Independent Review of Contractor Proposals
When a branch starts leaking, the institution usually receives a roofing proposal before it receives an objective opinion, and those two things are not the same. A facilities manager covering dozens of locations has little basis to judge whether a recommended tear-off is warranted, whether the scope is right-sized, or whether the price reflects the market. We close that gap by reviewing proposals and bids before the institution commits, comparing recommended scope against the documented condition we have on file and against what recognized practice would call for.
In many cases a proposed full replacement is premature, and a targeted repair or a restoration system buys years of additional service at a fraction of the cost. In others, a low bid omits the moisture removal or flashing work the roof actually needs, setting up a failure the institution will pay for twice.

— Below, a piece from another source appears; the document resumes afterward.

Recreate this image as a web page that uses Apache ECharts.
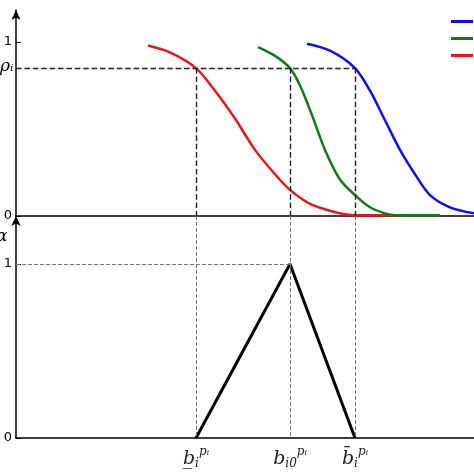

Because we never sell or install roofing, our reading of the proposal serves only the owner — giving leadership the confidence to approve, renegotiate, or decline based on what the building requires rather than on what the bid happens to say.
How We Work With Bank and Credit-Union Teams
Engagements typically begin with a footprint-wide inventory and condition baseline, move into warranty recovery and a multi-year capital forecast, and settle into a monitoring cadence with periodic reinspection so the record stays current as branches open, close, and change hands. The institution keeps full control of vendor selection and procurement; our role is to make sure every roof decision across the network is made on the same informed basis.
The outcome is durable institutional knowledge about the roofs the bank owns, the documentation to defend its warranty position, and a capital plan that finance and the board can actually rely on. We remain owner-side throughout, with no contracting interest and no incentive to recommend more scope than a roof needs — which is precisely what makes the assessment usable when it reaches the people who approve the spend.